Explain This is a question about solving a system of two linear equations. We need to find the points where the two lines "cross" or intersect. . The solving step is:
Make the first equation easier to work with! The first equation is (7/3)x - (1/6)y = 2. I saw that the numbers on the bottom (denominators) are 3 and 6. To get rid of fractions, I found the smallest number that both 3 and 6 go into, which is 6. So, I multiplied everything in the first equation by 6: (6 * 7/3)x - (6 * 1/6)y = (6 * 2) 14x - 1y = 12 So, the first easy equation is: 14x - y = 12
Make the second equation easier to work with! The second equation is (-21/6)x + (3/12)y = -3. First, I noticed that the fractions themselves could be simplified! -21/6 is the same as -7/2 (because I can divide both 21 and 6 by 3). 3/12 is the same as 1/4 (because I can divide both 3 and 12 by 3). So the equation became: (-7/2)x + (1/4)y = -3. Now, the numbers on the bottom are 2 and 4. The smallest number that both 2 and 4 go into is 4. So, I multiplied everything in this new second equation by 4: (4 * -7/2)x + (4 * 1/4)y = (4 * -3) -14x + 1y = -12 So, the second easy equation is: -14x + y = -12
Look at the two easy equations together and add them up! Now I have: Equation 1: 14x - y = 12 Equation 2: -14x + y = -12 I decided to add these two equations together. I saw something cool! When I add 14x and -14x, they make 0. When I add -y and +y, they also make 0. And when I add 12 and -12, they also make 0! So, when I added them, I got: 0 + 0 = 0, which means 0 = 0.

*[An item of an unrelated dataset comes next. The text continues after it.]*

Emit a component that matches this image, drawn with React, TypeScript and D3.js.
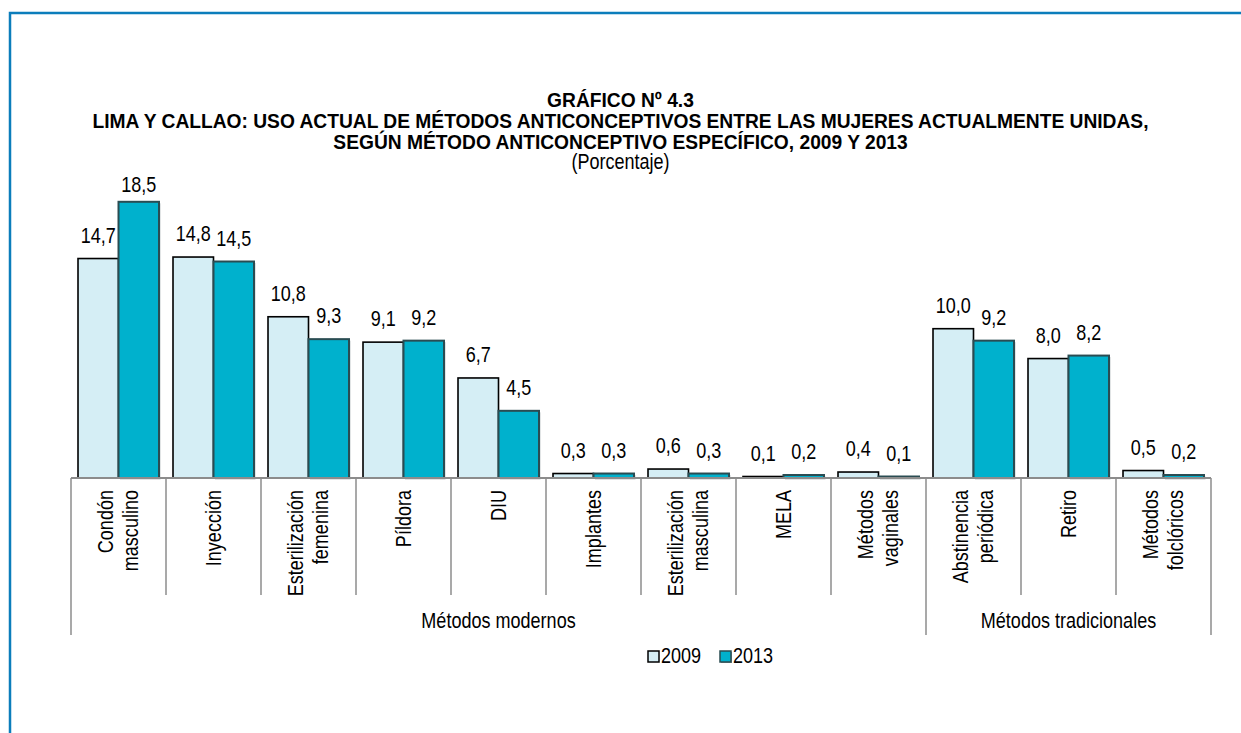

What does 0 = 0 mean? When you're trying to solve a system of equations (which is like finding where two lines cross), and you end up with something like "0 = 0", it means that the two equations were actually for the exact same line! They just looked different at the start because of the fractions. Since they are the same line, they "cross" everywhere, all along the line! This means there are infinitely many solutions. We can describe all the solutions using one of our simplified equations, like 14x - y = 12. If we solve for y, we get y = 14x - 12. So, any point (x, y) where y is equal to 14 times x minus 12 is a solution!